There are several ways to unlock your phone, including using facial recognition. While you may think that this is one of the more secure ways to protect your device, it has its flaws.
Thomas Brewster, a writer for Forbes, made a 3D image of his head with the aim of using it to unlock a handful of cell phones. A company that specializes in 3D imaging created Brewster’s face using 50 cameras, gypsum powder, and some colouring. The project cost about $377US.
Brewster was able to use the 3D image to gain access to most of the models he tried, which included an iPhone, LG, two Samsung models, and a OnePlus.
Many of the phones cautioned that the facial recognition method may not be as secure as other locking procedures. It wasn’t super easy to unlock a phone with the 3D-printed head. Sometimes a change in angle or lighting was necessary to open the device. But eventually, Brewster was able to unlock each of the Android phones. While the 3D image did not unlock the iPhone, a 3D printed mask has reportedly been able to do so in the past.
It should be noted that many phone providers acknowledge that unlocking a phone with your face is comparable to swiping the screen as opposed to biometric security.
One problem with biometric scans is that body measurements and calculations can change. A person’s face may become disfigured or they can lose a fingertip, making the scan inoperable. Another major issue is that it’s hard to get a new face or fingerprint—what you have is what you got. You can reset your password but you can’t erase your face.
While the average thief may not make the effort to 3D print a victim’s head, other people may be interested in doing so, including law enforcement, employers, or others who could profit by the action. It’s scary to think how easy (and relatively inexpensive) it is to carry out such a task.

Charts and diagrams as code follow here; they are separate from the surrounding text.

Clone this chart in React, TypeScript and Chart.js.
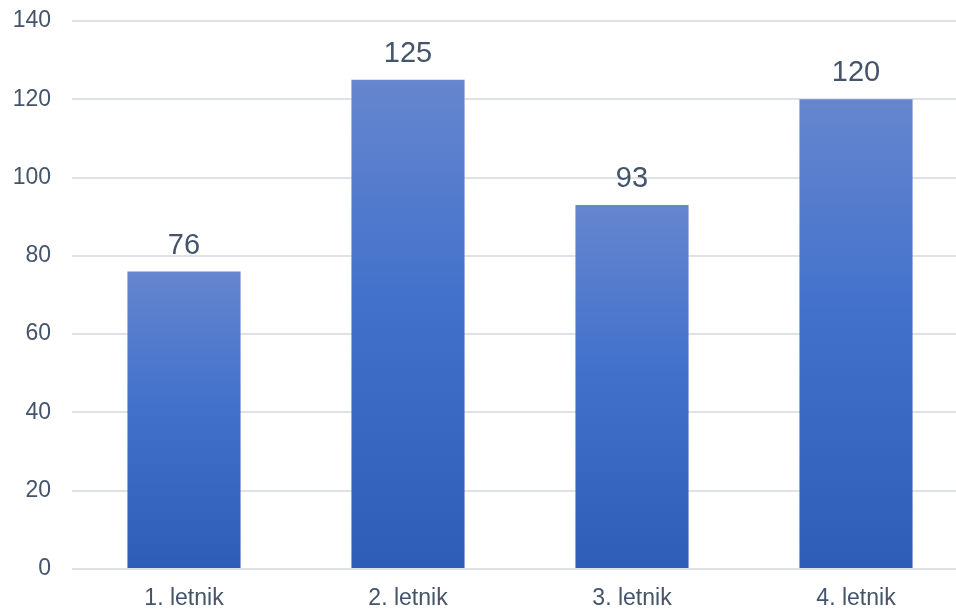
import React, { useEffect, useRef } from "react";
import { Chart, registerables } from "chart.js";

Chart.register(...registerables);

const categories = ["1. letnik", "2. letnik", "3. letnik", "4. letnik"];
const values = [76, 125, 93, 120];
const yTicks = [0, 20, 40, 60, 80, 100, 120, 140];

const FONT = "'Liberation Sans', Arial, sans-serif";
const TEXT = "#44546A";

// Each bar gets its own vertical gradient, light at the top and deep at the base.
function barFill(context: any) {
  const chart = context.chart;
  const yScale = chart.scales?.y;
  if (!chart.chartArea || !yScale || context.raw == null) return "#4472C4";
  const top = yScale.getPixelForValue(context.raw);
  const base = yScale.getPixelForValue(0);
  const g = chart.ctx.createLinearGradient(0, top, 0, base);
  g.addColorStop(0, "#6686CE");
  g.addColorStop(0.45, "#4271CB");
  g.addColorStop(1, "#2E5DB8");
  return g;
}

// Value labels above every bar.
const valueLabels = {
  id: "valueLabels",
  afterDatasetsDraw(chart: any) {
    const { ctx } = chart;
    const meta = chart.getDatasetMeta(0);
    ctx.save();
    ctx.font = `29px ${FONT}`;
    ctx.fillStyle = TEXT;
    ctx.textAlign = "center";
    ctx.textBaseline = "alphabetic";
    meta.data.forEach((bar: any, i: number) => {
      ctx.fillText(String(values[i]), bar.x, bar.y - 18);
    });
    ctx.restore();
  },
};

export default function App() {
  const ref = useRef<HTMLCanvasElement>(null);

  useEffect(() => {
    document.body.style.margin = "0";
    const chart = new Chart(ref.current!, {
      type: "bar",
      data: {
        labels: categories,
        datasets: [
          {
            data: values,
            backgroundColor: barFill,
            borderWidth: 0,
            categoryPercentage: 1,
            barPercentage: 0.505,
          },
        ],
      },
      options: {
        responsive: false,
        animation: false,
        layout: { padding: { top: 21, right: 12, bottom: 0, left: 0 } },
        plugins: {
          legend: { display: false },
          tooltip: { enabled: false },
        },
        scales: {
          x: {
            grid: { display: false, drawTicks: false },
            border: { display: false },
            ticks: {
              color: TEXT,
              font: { family: FONT, size: 23 },
              padding: 16,
              maxRotation: 0,
            },
            afterFit(scale: any) {
              scale.height = 41;
            },
          },
          y: {
            min: 0,
            max: 140,
            afterBuildTicks(scale: any) {
              scale.ticks = yTicks.map((v) => ({ value: v }));
            },
            grid: { color: "#DFE2E9", lineWidth: 2, drawTicks: false },
            border: { display: false },
            ticks: {
              color: TEXT,
              font: { family: FONT, size: 23 },
              padding: 21,
            },
            afterFit(scale: any) {
              scale.width = 72;
              scale.paddingTop = 0;
              scale.paddingBottom = 0;
            },
          },
        },
      },
      plugins: [valueLabels],
    });
    return () => chart.destroy();
  }, []);

  return (
    <div
      style={{
        position: "fixed",
        left: 0,
        top: 0,
        width: 956,
        height: 610,
        overflow: "hidden",
        background: "#FFFFFF",
      }}
    >
      <canvas ref={ref} width={980} height={610} style={{ display: "block" }} />
    </div>
  );
}
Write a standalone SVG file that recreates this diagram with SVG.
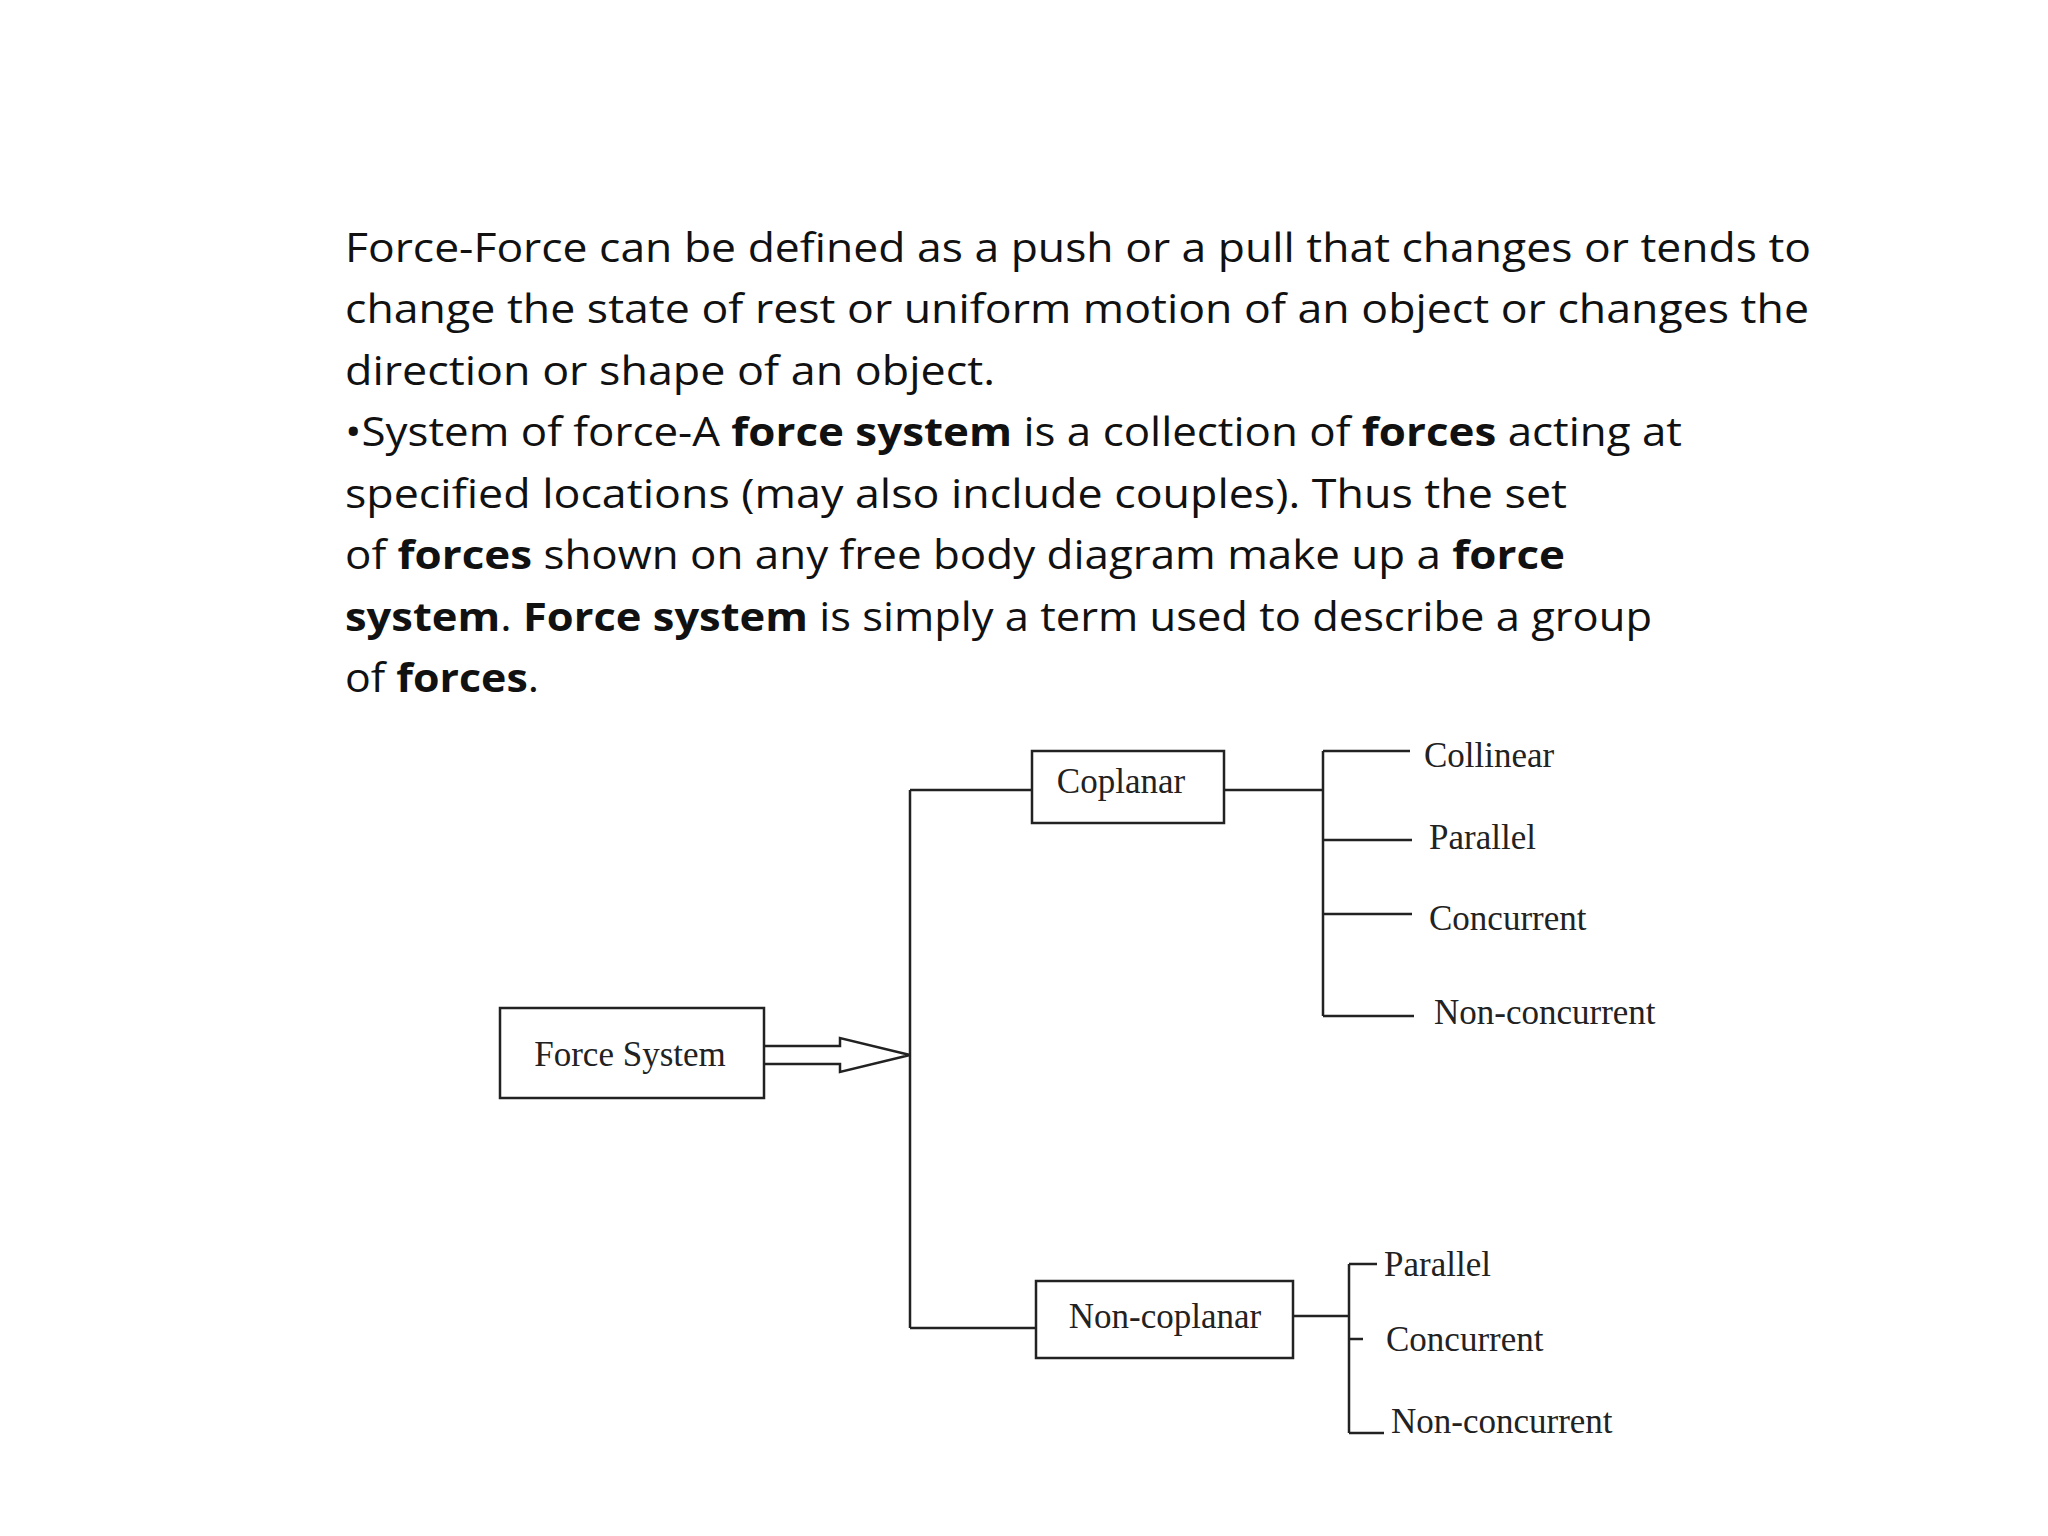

There are pros and cons to facial recognition technology. At this stage, it’s still an imperfect science. Crossmatch, authentication and biometric identity management company, writes on its blog, “Despite enormous advances, recognizing faces from multiple camera angles or with obstructions (such as hats) is still not perfect. Plus, there have been controversies related to privacy issues, particularly in retail settings. This is why face recognition should be combined with other multifactor methods to strengthen user access, never as a single factor by itself.”